Example: 10Ω, 20Ω, and 100Ω in parallel:

1/R_total = 1/10 + 1/20 + 1/100 = 0.1 + 0.05 + 0.01 = 0.16

R_total = 1/0.16 = 6.25Ω (close to the 10Ω resistor’s value)

The 10Ω resistor would carry ~62% of total current in this case.

How does parallel resistance affect power distribution? ▼

In parallel circuits, power distribution follows these rules:

1. Power per resistor:
   • P = V²/R (voltage is same across all)
   • Lower resistance = higher power dissipation
2. Total power:
   • P_total = V²/R_total
   • Also equals sum of individual powers
3. Design implications:
   • Small resistors may need higher power ratings
   • Heat distribution becomes critical
   • Use our calculator’s current division to estimate power

Example: 12V across 10Ω and 20Ω in parallel:

P_10Ω = 144/10 = 14.4W | P_20Ω = 144/20 = 7.2W

Total power = 21.6W (same as 144/6.67Ω)

What’s the difference between parallel and series resistance calculations? ▼

Series vs Parallel Resistance Comparison

Characteristic	Series Circuit	Parallel Circuit
Resistance Formula	Rtotal = R₁ + R₂ + … + Rn	1/Rtotal = 1/R₁ + 1/R₂ + … + 1/Rn
Total Resistance	Always greater than largest resistor	Always less than smallest resistor
Voltage Distribution	Divides across resistors	Same across all resistors
Current Flow	Same through all resistors	Divides between resistors
Fault Tolerance	One failure breaks entire circuit	Other paths remain functional
Power Distribution	P = I²R (same current)	P = V²/R (same voltage)
Common Applications	Voltage dividers, current limiting	Power distribution, current sharing

The key insight: Series circuits are “current-controlled” while parallel circuits are “voltage-controlled”. Our calculator focuses on parallel configurations where voltage is constant across components.
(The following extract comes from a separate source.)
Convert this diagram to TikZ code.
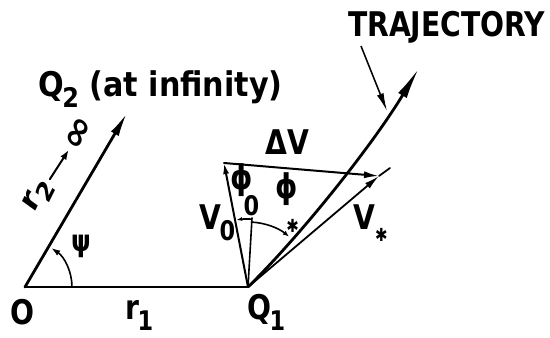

Are there practical limits to how many resistors I can put in parallel? ▼

While there’s no theoretical limit, practical considerations include:

• Physical constraints:
  • PCB space for connections
  • Wire gauge for current capacity
  • Thermal management
• Electrical considerations:
  • Total current capacity of power source
  • Voltage drop in connecting wires
  • Parasitic resistance effects
• Performance tradeoffs:
  • Diminishing returns as R_total approaches zero
  • Increased complexity vs marginal resistance reduction
  • Cost vs benefit for additional resistors

Example Limits:

• PCB designs: Typically 4-12 parallel resistors
• Power systems: Up to 100+ in large arrays
• Precision circuits: Often limited to 2-4 for matching

Our calculator can handle up to 20 parallel resistors for practical design work.